African currencies outlook: Uganda shilling to remain on the ropes
The Ugandan and Tanzanian shillings are expected to come under pressure next week because of a surge in dollar demand from domestic importers, while the Ghanaian cedi is expected to benefit from a $650 million syndicated loan. Uganda's shilling is forecast to struggle against the dollar in the coming week as a spike in demand from fuel firms and other importers adds further pressure on already tight dollar supplies.
Copyright Reuters, 2012
On Thursday, commercial banks quoted the shilling at 2,605/2,615, weaker than last Thursday's close of 2,587/2,597. Pressure has been mounting on Uganda's currency this week, mainly driven by importers looking to stock goods for Christmas holiday shoppers. The shilling has shed nearly 5 percent of its value in the year to date.
TANZANIA: Tanzania's shilling is similarly likely to suffer i the week ahead, weighed down by strong importer demand for dollars from the oil sector and diminishing dollar inflows. Commercial banks quoted the shilling at 1,598/1,604 to the dollar on Thursday, weaker than 1,592/1,597 a week ago. "Unless the central bank intervenes, we will still see the weakening of the shilling to probably 1,600/1,605 levels next week as the market still lacks inflows to help the local currency," said Hamisi Mwakibete, head of trading at Commercial Bank of Africa Tanzania.
KENYA: Kenya's shilling is expected to hold ground against the dollar next week, helped by a tightening of liquidity as companies pay taxes and as investor appetite for government paper grows. On Thursday it was trading at 85.65/75 per dollar, 0.4 percent weaker than last Thursday's close of 85.30/50. Traders said payment of value-added taxes (VAT), which are due around the 20th of every month, would help tighten liquidity in the market as companies withdrew money from banks.
GHANA: Ghana's cedi could gain marginally against the dollar next week on weak dollar demand, helped by improved inflows as the central bank draws down on a syndicated loan. The central bank said it is expecting to receive $650 million early next week, the final tranche of a $1.5 billion syndicated loan from international banks for the 2012/13 cocoa purchases.
The cedi held steady at 1.8775 versus the dollar on Thursday, a day after the Bank of Ghana maintained its policy rate at 15 percent for the third time in a row. "We should expect the cedi to improve marginally next week albeit remaining within the 1.87/6 band, owing to the monetary policy rate being maintained yesterday at 15 percent," Databank analyst Sampson Akligoh said.
NIGERIA: The naira is seen stable around 157.70-158 to the dollar next week on anticipated dollar inflows from offshore investors buying local debt and pockets of selling by some oil companies. The local currency was trading at 157.90 to the dollar on the interbank market on Thursday, weaker than the previous day's close of 157.75, due to increased buying from importers.
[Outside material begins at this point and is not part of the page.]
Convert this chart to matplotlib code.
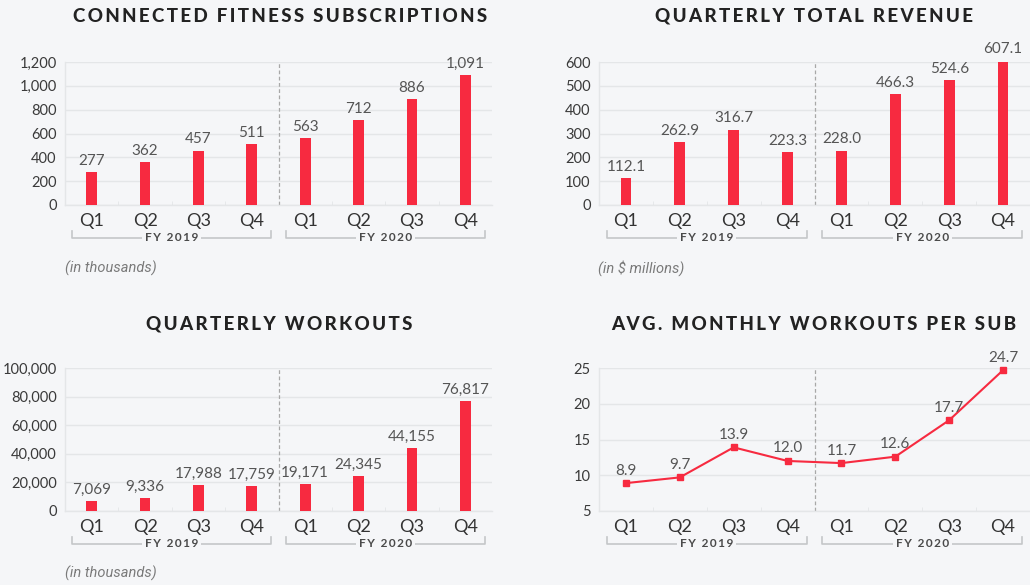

Traders attributed the jump in dollar demand to the decision by state-owned energy company NNPC to sell its hard currency to the central bank instead of to local banks, forcing the lenders to buy dollars to cover their positions. "We see the naira stable around the 157-158 level next week as dollar flows from offshore investors buying local debt next week should counter the rising demand in the market and provide support for the naira," one dealer said.
ZAMBIA: The kwacha is likely to remain on the back foot next week due to increased dollar appetite mainly from the energy and telecommunications sectors. Commercial banks quoted the currency on Thursday at 5,195 to the dollar, down from 5,160 a week ago. "With little local news to drive the exchange rate, the kwacha will probably follow global sentiment, tracking the South African rand and the euro," one commercial bank trader said. Zambia's kwacha slid to 5,265 against the dollar a fortnight ago, its weakest in more than four months, as the impact of a law limiting the use of dollars in everyday transactions showed signs of wearing off.